In stark contrast to the income statement's profit growth, the cash flow statement reveals Pinnacle's most significant historical weakness: inconsistency. Operating cash flow (CFO) has been extremely volatile, recorded at A$33 million in FY2021, -A$14.9 million in FY2022, A$55 million in FY2023, and A$96.3 million in FY2024. This demonstrates that the accounting profits reported from affiliate earnings do not consistently translate into cash received by Pinnacle. This cash flow volatility is a major concern because it directly impacts the company's ability to fund its dividends internally. Free cash flow (FCF), which accounts for capital expenditures, has been equally erratic. The mismatch between steady net income and lumpy free cash flow is a critical point for investors to understand, as it highlights a potential disconnect between reported profits and real-world cash generation.
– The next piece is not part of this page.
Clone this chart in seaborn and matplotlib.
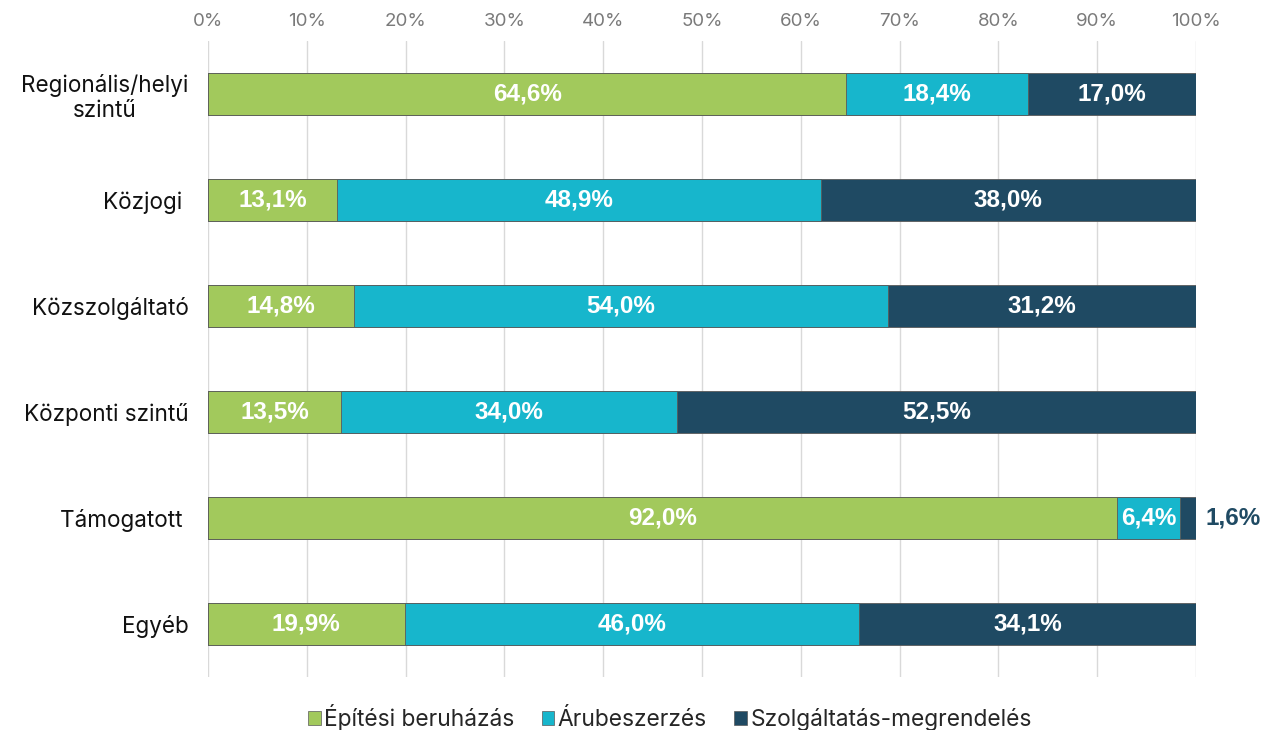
import numpy as np
import pandas as pd
import seaborn as sns
import matplotlib.pyplot as plt
from matplotlib.ticker import FuncFormatter, MultipleLocator

categories = ['Regionális/helyi\nszintű', 'Közjogi ', 'Közszolgáltató', 'Központi szintű',
              'Támogatott ', 'Egyéb']
epitesi = [64.6, 13.1, 14.8, 13.5, 92.0, 19.9]
arubeszerzes = [18.4, 48.9, 54.0, 34.0, 6.4, 46.0]
szolgaltatas = [17.0, 38.0, 31.2, 52.5, 1.6, 34.1]
series_names = ['Építési beruházás', 'Árubeszerzés', 'Szolgáltatás-megrendelés']
colors = ['#a2c95c', '#17b6cc', '#1f4a63']

df = pd.DataFrame({'cat': categories, 'a': epitesi, 'b': arubeszerzes, 'c': szolgaltatas})
df['cum_a'] = df['a']
df['cum_b'] = df['a'] + df['b']
df['cum_c'] = df['a'] + df['b'] + df['c']

sns.set_style('white')
plt.rcParams['font.family'] = ['Inter', 'DejaVu Sans']

fig = plt.figure(figsize=(12.64, 7.30), dpi=100)
ax = fig.add_axes([0.1646, 0.0726, 0.7816, 0.8712])

# stacked bars: draw cumulative totals back to front
for col, color in zip(['cum_c', 'cum_b', 'cum_a'], colors[::-1]):
    sns.barplot(data=df, x=col, y='cat', orient='h', color=color, width=0.4,
                edgecolor='#5a5a5a', linewidth=0.6, ax=ax, zorder=3, saturation=1)

# value labels
for i, row in df.iterrows():
    starts = [0, row['cum_a'], row['cum_b']]
    vals = [row['a'], row['b'], row['c']]
    for s, v in zip(starts, vals):
        txt = f'{v:.1f}%'.replace('.', ',')
        if v < 3:
            ax.text(101, i, txt, ha='left', va='center', color=colors[2],
                    fontsize=17.5, fontweight='bold', family='Liberation Sans', zorder=5)
        else:
            ax.text(s + v / 2, i, txt, ha='center', va='center', color='white',
                    fontsize=17.5, fontweight='bold', family='Liberation Sans', zorder=5)

ax.set_xlim(0, 100)
ax.set_ylim(5.5, -0.5)
ax.xaxis.set_major_locator(MultipleLocator(10))
ax.xaxis.set_major_formatter(FuncFormatter(lambda x, p: f'{x:.0f}%'))
ax.xaxis.tick_top()
ax.tick_params(axis='x', length=0, labelsize=13.5, labelcolor='#7a7a7a', pad=8)
ax.tick_params(axis='y', length=0, labelsize=16.2, labelcolor='#111111', pad=14)
for lbl in ax.get_yticklabels():
    lbl.set_multialignment('center')
ax.grid(axis='x', color='#d9d9d9', linewidth=1, zorder=0)
ax.set_axisbelow(True)
ax.set_xlabel('')
ax.set_ylabel('')
for sp in ax.spines.values():
    sp.set_visible(False)

handles = [plt.Rectangle((0, 0), 1, 1, facecolor=c, edgecolor='#5a5a5a', linewidth=0.5)
           for c in colors]
fig.legend(handles, series_names, loc='center', bbox_to_anchor=(0.53, 0.017), ncol=3,
           frameon=False, fontsize=16.4, handlelength=0.55, handleheight=0.55,
           handletextpad=0.15, columnspacing=1.2)

fig.savefig('out.png', dpi=100)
From a shareholder returns perspective, Pinnacle has focused exclusively on dividends, with no evidence of share buybacks. The company has a strong track record of growing its dividend per share, which increased from A$0.287 in FY2021 to A$0.35 in FY2022, A$0.36 in FY2023, and A$0.42 in FY2024. This represents a compound annual growth rate of 13.5% over the three-year period. Total cash paid for dividends has likewise risen from A$36.88 million in FY2021 to A$71.01 million in FY2024. However, this dividend growth has been accompanied by a steady increase in the number of shares outstanding. The share count rose from 175 million at the end of FY2021 to 197 million by the end of FY2024, an increase of over 12%.
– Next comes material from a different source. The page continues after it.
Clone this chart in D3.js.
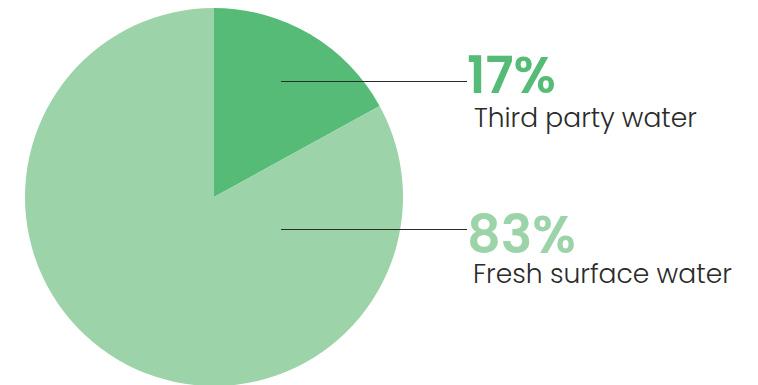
<!DOCTYPE html>
<html>
<head>
<meta charset="utf-8">
<script src="https://cdn.jsdelivr.net/npm/d3@7"></script>
<style>
  html, body { margin: 0; padding: 0; background: #fff; }
  svg { display: block; }
</style>
</head>
<body>
<svg id="chart" width="758" height="385"></svg>
<script>
// Water withdrawal by source
const categories = ["Third party water", "Fresh surface water"];
const values = [17, 83];
const colors = ["#55bb77", "#9dd3a8"];

const svg = d3.select("#chart");
const cx = 214, cy = 197, r = 189;

const pie = d3.pie().sort(null).value(d => d)(values);
const arc = d3.arc().innerRadius(0).outerRadius(r);

const g = svg.append("g").attr("transform", `translate(${cx},${cy})`);
g.selectAll("path")
  .data(pie)
  .join("path")
  .attr("d", arc)
  .attr("fill", (d, i) => colors[i]);

// Callout layout per slice
const callouts = [
  { lineY: 81, pctBase: 93, pctWidth: 89, labelBase: 127, labelX: 474, labelWidth: 223 },
  { lineY: 229, pctBase: 253, pctWidth: 109, labelBase: 283, labelX: 473, labelWidth: 259 }
];

function fitText(sel, width) {
  const fs = parseFloat(sel.attr("font-size"));
  const w = sel.node().getComputedTextLength();
  sel.attr("font-size", fs * width / w);
}

categories.forEach((c, i) => {
  const co = callouts[i];
  svg.append("line")
    .attr("x1", 281).attr("x2", 467)
    .attr("y1", co.lineY + 0.5).attr("y2", co.lineY + 0.5)
    .attr("stroke", "#2b2b2b").attr("stroke-width", 1);

  const pct = svg.append("text")
    .attr("x", 467).attr("y", co.pctBase)
    .attr("font-family", "Poppins, 'Open Sans', sans-serif")
    .attr("font-weight", 600)
    .attr("font-size", 44)
    .attr("fill", colors[i])
    .text(values[i] + "%");
  fitText(pct, co.pctWidth);

  const lab = svg.append("text")
    .attr("x", co.labelX).attr("y", co.labelBase)
    .attr("font-family", "Poppins, 'Open Sans', sans-serif")
    .attr("font-weight", 300)
    .attr("font-size", 24)
    .attr("fill", "#2b2b2b")
    .text(c);
  fitText(lab, co.labelWidth);
});
</script>
</body>
</html>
This brings into question the quality and sustainability of these shareholder returns. While earnings per share (EPS) grew from A$0.38 to A$0.46 during this period, the growth was dampened by the rising share count. The capital raised from issuing shares appears to have been deployed effectively enough to grow overall profits, but it places a continuous drag on per-share metrics. More critically, the dividend's affordability is questionable. In FY2022, the company paid A$65.88 million in dividends despite generating negative operating cash flow of -A$14.92 million. In FY2023, dividends of A$63.08 million were barely covered by the A$55.04 million in CFO. Only in FY2024 did operating cash flow of A$96.3 million comfortably cover the A$71.01 million dividend payment. This historical record shows that the dividend is often funded by means other than internal cash generation, such as raising capital or drawing down cash reserves, which is not a sustainable long-term strategy.
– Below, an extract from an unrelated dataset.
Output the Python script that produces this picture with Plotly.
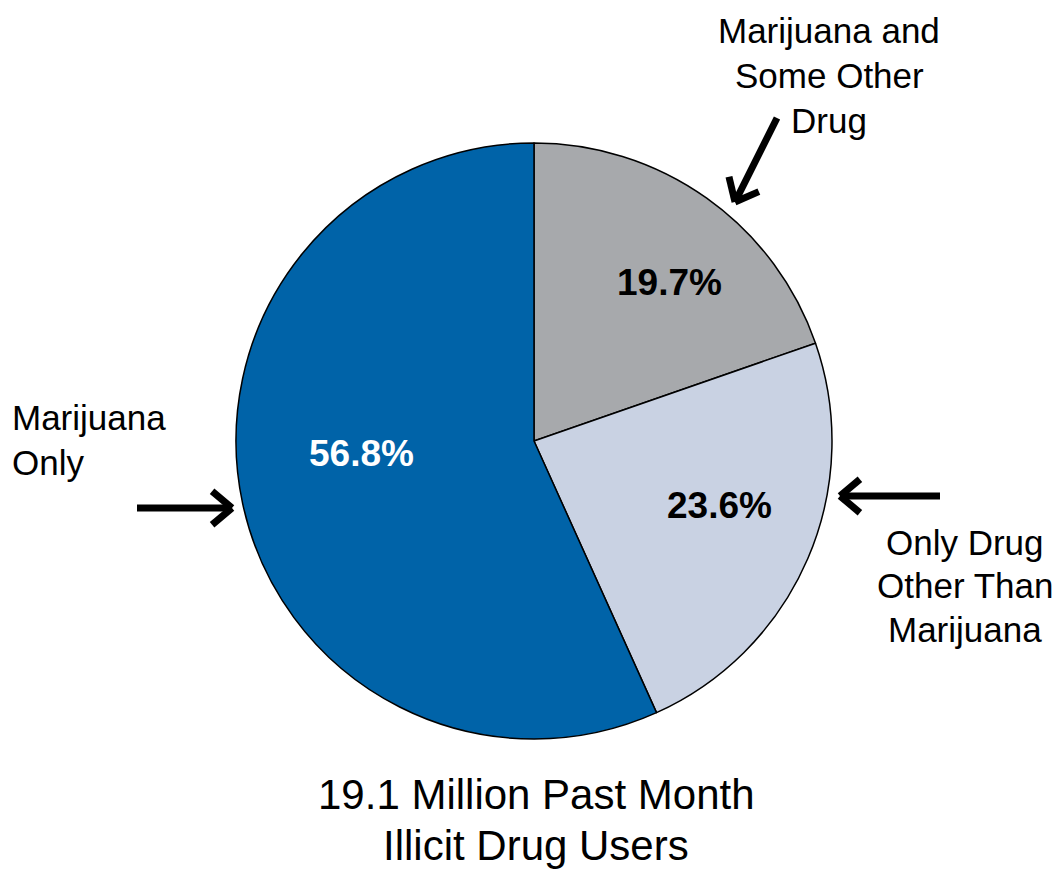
import math
import plotly.graph_objects as go

W, H = 1060, 871

# Past-month illicit drug users by drug type (percent)
categories = ["Marijuana and Some Other Drug", "Only Drug Other Than Marijuana", "Marijuana Only"]
values = [19.7, 23.6, 56.8]
colors = ["#A7A9AC", "#C9D2E3", "#0063A8"]
value_text_colors = ["black", "black", "white"]
total_label = ["19.1 Million Past Month", "Illicit Drug Users"]

# pie geometry in pixels
cx, cy, R = 534, 441, 298
FONT = "Liberation Sans, Arial"


def px(x, y):
    return x / W, 1 - y / H


fig = go.Figure(go.Pie(
    labels=categories,
    values=values,
    sort=False,
    direction="clockwise",
    rotation=0,
    marker=dict(colors=colors, line=dict(color="black", width=1.5)),
    textinfo="none",
    hoverinfo="label+value",
    showlegend=False,
    domain=dict(x=[(cx - R) / W, (cx + R) / W],
                y=[(H - cy - R) / H, (H - cy + R) / H]),
))

annotations = []
# percentage labels placed inside each slice, derived from the slice values
radial = [0.70, 0.66, 0.58]
offsets = [5, -4, 8]
cum = 0
tot = sum(values)
for v, c, r, off in zip(values, value_text_colors, radial, offsets):
    mid = (cum + v / 2) / tot * 360 + off
    cum += v
    a = math.radians(mid)
    x = cx + r * R * math.sin(a)
    y = cy - r * R * math.cos(a)
    xp, yp = px(x, y)
    annotations.append(dict(
        x=xp, y=yp, xref="paper", yref="paper", showarrow=False,
        text=f"<b>{v:.1f}%</b>", font=dict(size=37, color=c, family=FONT),
        xanchor="center", yanchor="middle"))


def text_block(lines, x, y0, step, anchor, size):
    for i, line in enumerate(lines):
        xp, yp = px(x, y0 + i * step)
        annotations.append(dict(
            x=xp, y=yp, xref="paper", yref="paper", showarrow=False,
            text=line, xanchor=anchor, yanchor="middle",
            font=dict(size=size, color="black", family=FONT)))


text_block(["Marijuana and", "Some Other", "Drug"], 829, 31, 45, "center", 35)
text_block(["Marijuana", "Only"], 10, 417, 45, "left", 35)
text_block(["Only Drug", "Other Than", "Marijuana"], 965, 542, 43.5, "center", 35)

# caption under the pie; last line sits on the bottom edge of the figure
xp, yp = px(536, 794)
annotations.append(dict(
    x=xp, y=yp, xref="paper", yref="paper", showarrow=False,
    text=total_label[0], xanchor="center", yanchor="middle",
    font=dict(size=42, color="black", family=FONT)))
annotations.append(dict(
    x=xp, y=0, xref="paper", yref="paper", showarrow=False,
    text=total_label[1], xanchor="center", yanchor="bottom",
    font=dict(size=42, color="black", family=FONT)))

# pointer arrows: shaft plus open chevron head
shapes = []


def arrow(x0, y0, x1, y1, head=26, spread=40):
    ang = math.atan2(y1 - y0, x1 - x0)
    pts = [(x0, y0, x1, y1)]
    for s in (-1, 1):
        b = ang + math.pi + s * math.radians(spread)
        pts.append((x1, y1, x1 + head * math.cos(b), y1 + head * math.sin(b)))
    for a0, b0, a1, b1 in pts:
        p0 = px(a0, b0)
        p1 = px(a1, b1)
        shapes.append(dict(type="line", xref="paper", yref="paper",
                           x0=p0[0], y0=p0[1], x1=p1[0], y1=p1[1],
                           line=dict(color="black", width=7)))


arrow(777, 118, 735, 202)
arrow(137, 508, 232, 508)
arrow(940, 496, 840, 496)

fig.update_layout(
    width=W, height=H,
    margin=dict(l=0, r=0, t=0, b=0),
    paper_bgcolor="white",
    plot_bgcolor="white",
    annotations=annotations,
    shapes=shapes,
)

fig.write_html("out.html")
The overall historical record for Pinnacle does not fully support confidence in its execution and resilience. The company's primary strength is its successful strategy of partnering with and growing earnings from its affiliate asset managers. This has been the engine of its net profit growth. However, its biggest historical weakness is the poor conversion of these profits into consistent, reliable cash flow at the parent company level. This has created a dependency on external capital markets to fund its growth and a significant portion of its dividend payments. The performance has been choppy, characterized by strong profit growth one year and a sudden cash crunch the next. For an investor looking back, the story is one of a company with a great business concept but flawed financial execution.